Siveo ’60 staat aan de vooravond van haar terugkeer in de derde klasse van het amateurvoetbal. Zaterdag maakt het haar opwachting in Leiden tegen Lugdunum. In deze eerste wedstrijd zal het moeten laten zien wat de Zegvelders waard zijn. Een eerste klap is een daalder waard.
De voorbereiding is wisselvallig te noemen van Siveo ’60. De resultaten waren niet altijd even positief, maar over het veldspel was trainer Herman Verrips niet overwegend negatief. “Ik denk dat we er wel aardig voor staan. Dat weten we alleen pas echt na de eerste wedstrijden in de competitie”, klinkt het realistisch. “Ik beschik wel over een elftal dat ik kan opstellen en tegelijkertijd goed kan voetballen.” Een uitspraak die zijn oorsprong vindt in de voorbereiding. Bij de Zegvelders ontbraken aan het begin verschillende eerste elftal spelers.

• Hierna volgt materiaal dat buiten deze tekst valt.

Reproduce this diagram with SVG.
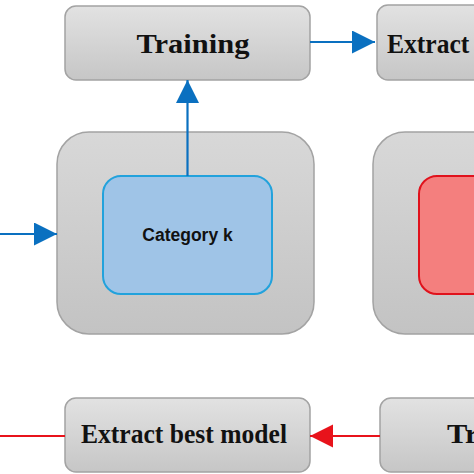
<svg xmlns="http://www.w3.org/2000/svg" width="474" height="474" viewBox="0 0 474 474">
<style>
.box{stroke:#a3a3a3;stroke-width:1.5;fill:url(#gBox)}
.outer{stroke:#a3a3a3;stroke-width:1.5;fill:url(#gOuter)}
.title{font-family:"Liberation Serif","DejaVu Serif",serif;font-weight:bold;font-size:28px;fill:#111}
.cat{font-family:"Liberation Sans",Arial,sans-serif;font-weight:bold;font-size:17.5px;fill:#111}
.blue{stroke:#0a70c0;stroke-width:2.2;fill:none}
.red{stroke:#e8131b;stroke-width:2;fill:none}
</style>
<defs>
<linearGradient id="gBox" x1="0" y1="0" x2="0" y2="1">
<stop offset="0" stop-color="#e2e2e2"/>
<stop offset="1" stop-color="#c6c6c6"/>
</linearGradient>
<linearGradient id="gOuter" x1="0" y1="0" x2="0" y2="1">
<stop offset="0" stop-color="#d8d8d8"/>
<stop offset="1" stop-color="#c3c3c3"/>
</linearGradient>
<marker id="arrB" viewBox="0 0 10 10" refX="10" refY="5" markerUnits="userSpaceOnUse" markerWidth="23" markerHeight="23" orient="auto">
<path d="M0,0 L10,5 L0,10 Z" fill="#0a70c0"/>
</marker>
<marker id="arrR" viewBox="0 0 10 10" refX="10" refY="5" markerUnits="userSpaceOnUse" markerWidth="23" markerHeight="24" orient="auto">
<path d="M0,0 L10,5 L0,10 Z" fill="#e8131b"/>
</marker>
</defs>

<g id="outer-left">
<rect class="outer" x="57" y="132" width="257" height="202" rx="32"/>
</g>
<g id="outer-right">
<rect class="outer" x="373" y="132" width="257" height="202" rx="32"/>
</g>
<g id="category-k">
<rect x="103" y="176" width="169" height="118" rx="18" fill="#9fc4e7" stroke="#22a2dc" stroke-width="2"/>
<text class="cat" x="187.5" y="241" text-anchor="middle">Category k</text>
</g>
<g id="category-red">
<rect x="419" y="176" width="169" height="118" rx="18" fill="#f47f7e" stroke="#e0121c" stroke-width="2"/>
</g>
<g id="training-top">
<rect class="box" x="65" y="6" width="245" height="74" rx="11"/>
<text class="title" x="193" y="53" text-anchor="middle" textLength="113" lengthAdjust="spacingAndGlyphs">Training</text>
</g>
<g id="extract-top">
<rect class="box" x="377" y="5" width="245" height="75" rx="11"/>
<text class="title" x="387" y="53" textLength="206" lengthAdjust="spacingAndGlyphs">Extract best model</text>
</g>
<g id="extract-bottom">
<rect class="box" x="65" y="398" width="245" height="74" rx="11"/>
<text class="title" x="184" y="443" text-anchor="middle" textLength="206" lengthAdjust="spacingAndGlyphs">Extract best model</text>
</g>
<g id="training-bottom">
<rect class="box" x="380" y="398" width="245" height="74" rx="11"/>
<text class="title" x="447" y="443" textLength="113" lengthAdjust="spacingAndGlyphs">Training</text>
</g>

<g id="connectors">
<line class="blue" x1="310" y1="42" x2="375" y2="42" marker-end="url(#arrB)"/>
<line class="blue" x1="187.5" y1="176" x2="187.5" y2="80" marker-end="url(#arrB)"/>
<line class="blue" x1="0" y1="234" x2="57" y2="234" marker-end="url(#arrB)"/>
<line class="red" x1="380" y1="436" x2="310" y2="436" marker-end="url(#arrR)"/>
<line class="red" x1="0" y1="436" x2="65" y2="436"/>
</g>
</svg>
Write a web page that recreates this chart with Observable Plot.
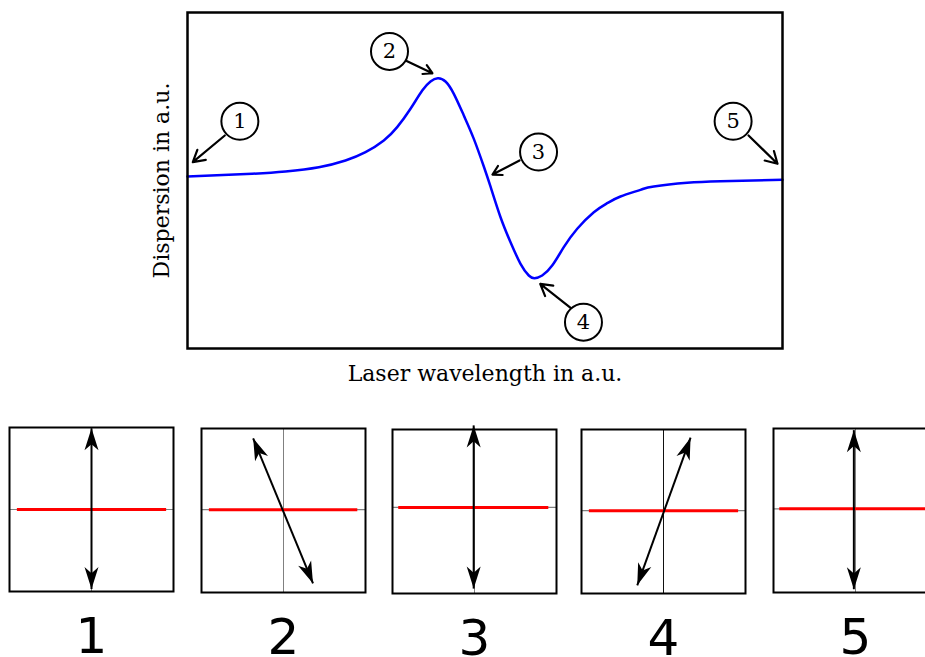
<!DOCTYPE html>
<html>
<head>
<meta charset="utf-8">
<script src="https://cdn.jsdelivr.net/npm/d3@7"></script>
<script src="https://cdn.jsdelivr.net/npm/@observablehq/plot@0.6"></script>
<style>
  html, body { margin: 0; padding: 0; background: #fff; }
  #figure { position: relative; width: 925px; height: 657px; overflow: hidden; background: #fff; }
  #figure > svg { position: absolute; }
</style>
</head>
<body>
<div id="figure"></div>
<script>
// Dispersion curve, arbitrary units (x: laser wavelength, y: dispersion)
const wavelength = [0, 10.87, 16.47, 22.07, 26.55, 29.92, 32.99, 35.24, 37.48, 39.45, 40.84, 42.07, 43.36, 44.76,
  46.44, 48.12, 49.80, 50.92, 52.61, 54.29, 55.97, 57.36, 58.32, 59.61, 61.29, 63.24, 65.50, 68.29, 70.54,
  72.77, 76.13, 78.37, 83.98, 89.58, 100];
const dispersion = [0.048, 0.080, 0.107, 0.158, 0.238, 0.337, 0.476, 0.635, 0.854, 1.071, 1.179, 1.218, 1.179, 1.032,
  0.774, 0.496, 0.167, -0.071, -0.437, -0.735, -0.992, -1.131, -1.163, -1.131, -1.012, -0.794, -0.575, -0.377, -0.270,
  -0.190, -0.111, -0.071, -0.027, -0.008, 0.008];

// Numbered callouts on the curve: badge centre and arrow from badge to curve
const calloutLabels = ["1", "2", "3", "4", "5"];
const badgeX = [8.8, 33.95, 59.0, 66.55, 91.7];
const badgeY = [0.705, 1.536, 0.339, -1.687, 0.705];
const arrowFromX = [6.27, 36.65, 55.8, 64.6, 94.29];
const arrowFromY = [0.536, 1.429, 0.238, -1.527, 0.536];
const arrowToX = [0.89, 41.16, 51.26, 59.28, 99.16];
const arrowToY = [0.218, 1.277, 0.071, -1.23, 0.199];

// Polarisation sketches for each numbered point (unit square panels, centre at 0,0)
const panelLabels = ["1", "2", "3", "4", "5"];
const axisY = [0, 0.01, 0.05, 0.01, 0.02];          // horizontal reference (red) line height
const redFrom = [-0.91, -0.91, -0.93, -0.91, -0.93];
const redTo = [0.91, 0.90, 0.90, 0.91, 0.95];
const tipTopX = [0, -0.37, -0.01, 0.33, -0.02];
const tipTopY = [0.99, 0.88, 1.05, 0.90, 0.98];
const tipBottomX = [0, 0.36, -0.01, -0.32, -0.02];
const tipBottomY = [-0.97, -0.89, -0.94, -0.90, -0.96];

const curve = wavelength.map((w, i) => ({wavelength: w, dispersion: dispersion[i]}));
const callouts = calloutLabels.map((label, i) => ({
  label, cx: badgeX[i], cy: badgeY[i],
  fromX: arrowFromX[i], fromY: arrowFromY[i], toX: arrowToX[i], toY: arrowToY[i]
}));

const fig = document.getElementById("figure");

const main = Plot.plot({
  width: 925,
  height: 400,
  marginLeft: 187,
  marginRight: 143,
  marginTop: 12,
  marginBottom: 52,
  x: {domain: [0, 100], axis: null},
  y: {domain: [-2, 2], axis: null},
  style: {fontFamily: "DejaVu Serif", background: "transparent", color: "black"},
  marks: [
    Plot.line(curve, {x: "wavelength", y: "dispersion", stroke: "#0000ff", strokeWidth: 2.5, curve: "natural"}),
    Plot.frame({stroke: "black", strokeWidth: 2.5}),
    Plot.arrow(callouts, {x1: "fromX", y1: "fromY", x2: "toX", y2: "toY", stroke: "black", strokeWidth: 2.2, headLength: 9}),
    Plot.dot(callouts, {x: "cx", y: "cy", r: 18.5, fill: "white", stroke: "black", strokeWidth: 2}),
    Plot.text(callouts, {x: "cx", y: "cy", text: "label", fontSize: 21, fill: "black", lineAnchor: "middle"}),
    Plot.text(["Dispersion in a.u."], {
      frameAnchor: "left", rotate: -90, dx: -25.5, fontSize: 22, fill: "black",
      textAnchor: "middle", lineAnchor: "middle"
    }),
    Plot.text(["Laser wavelength in a.u."], {
      frameAnchor: "bottom", dy: 25, fontSize: 22, fill: "black",
      textAnchor: "middle", lineAnchor: "middle"
    })
  ]
});
main.style.left = "0px";
main.style.top = "0px";
fig.appendChild(main);

// Stealth-style filled arrowhead, tip at the vector's end
const stealth = {
  draw(context, l, r) {
    context.moveTo(0, -l);
    context.lineTo(r, 0);
    context.lineTo(0, -0.28 * l);
    context.lineTo(-r, 0);
    context.closePath();
  }
};

const panelLeft = [9, 201, 392, 581, 773];
const panelTop = [427, 428, 429, 429, 428];
const side = 164;
const pad = 8;

panelLabels.forEach((label, i) => {
  const shaft = [{x1: tipBottomX[i], y1: tipBottomY[i], x2: tipTopX[i], y2: tipTopY[i]}];
  const heads = [
    {x: tipTopX[i], y: tipTopY[i], dx: tipTopX[i] - tipBottomX[i], dy: tipTopY[i] - tipBottomY[i]},
    {x: tipBottomX[i], y: tipBottomY[i], dx: tipBottomX[i] - tipTopX[i], dy: tipBottomY[i] - tipTopY[i]}
  ];
  const panel = Plot.plot({
    width: side + 2 * pad,
    height: side + pad + 72,
    marginTop: pad,
    marginLeft: pad,
    marginRight: pad,
    marginBottom: 72,
    x: {domain: [-1, 1], axis: null},
    y: {domain: [-1, 1], axis: null},
    style: {background: "transparent", color: "black"},
    marks: [
      Plot.ruleY([axisY[i]], {stroke: "#808080", strokeWidth: 1.2}),
      Plot.ruleX([0], {stroke: i === 3 ? "#111" : "#808080", strokeWidth: 1}),
      Plot.link([{x1: redFrom[i], x2: redTo[i], y: axisY[i]}], {x1: "x1", x2: "x2", y1: "y", y2: "y", stroke: "#ff0000", strokeWidth: 3}),
      Plot.link(shaft, {x1: "x1", y1: "y1", x2: "x2", y2: "y2", stroke: "black", strokeWidth: 2}),
      Plot.vector(heads, {
        x: "x", y: "y",
        rotate: d => Math.atan2(d.dx, d.dy) * 180 / Math.PI,
        length: 22, r: 7, shape: stealth, anchor: "end",
        fill: "black", stroke: "none"
      }),
      Plot.frame({stroke: "black", strokeWidth: 2}),
      Plot.text([label], {
        frameAnchor: "bottom", dy: 45, fontSize: 50, fontFamily: "DejaVu Sans", fill: "black",
        textAnchor: "middle", lineAnchor: "middle"
      })
    ]
  });
  panel.style.left = (panelLeft[i] - pad) + "px";
  panel.style.top = (panelTop[i] - pad) + "px";
  fig.appendChild(panel);
});
</script>
</body>
</html>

“Natuurlijk is er vertrouwen aanwezig. De laatste wedstrijden hebben we niet onaardig gespeeld, maar de tweede helft tegen VVSB was beneden ons pijl.” Het was een wedstrijd waarin het verschil tussen eerste en tweede helft gigantisch te noemen was. Waar Siveo ’60 in het eerste bedrijf op een 2-0 voorsprong kwam, werd dit later weggegeven. De ploegen hielden elkaar zodoende in evenwicht: 2-2. Na het weekend sprak Verrips de volgende woorden. “Ik heb nog een aantal dagen om de jonens scherp te krijgen.”
Het bewustzijn dat Siveo ’60 het komende jaar derde klasse voetbalt moet in de Zegveldse hoofden neerdalen. “We moeten niet denken dat we het op dit niveau even gaan doen. We weten dat we het goed doen tegen voetballende ploegen, daar moeten we het mee doen. Het begint alleen allemaal met werken, mentaliteit en karakter. Daarna kunnen we gaan voetballen”, klinkt het realistisch bij Verrips. “We moeten kei en keihard werken. Wanneer je dat niet doet komen je zwaktes aan bod.”
Zaterdag zal blijken of Siveo ’60 is opgewassen tegen Lugdunum. Heeft de ploeg het gewenste niveau? Is het mogelijk om direct een resultaat neer te zetten? Verrips lijkt er overwegend zeker van. Siveo ’60 is klaar voor het nieuwe seizoen.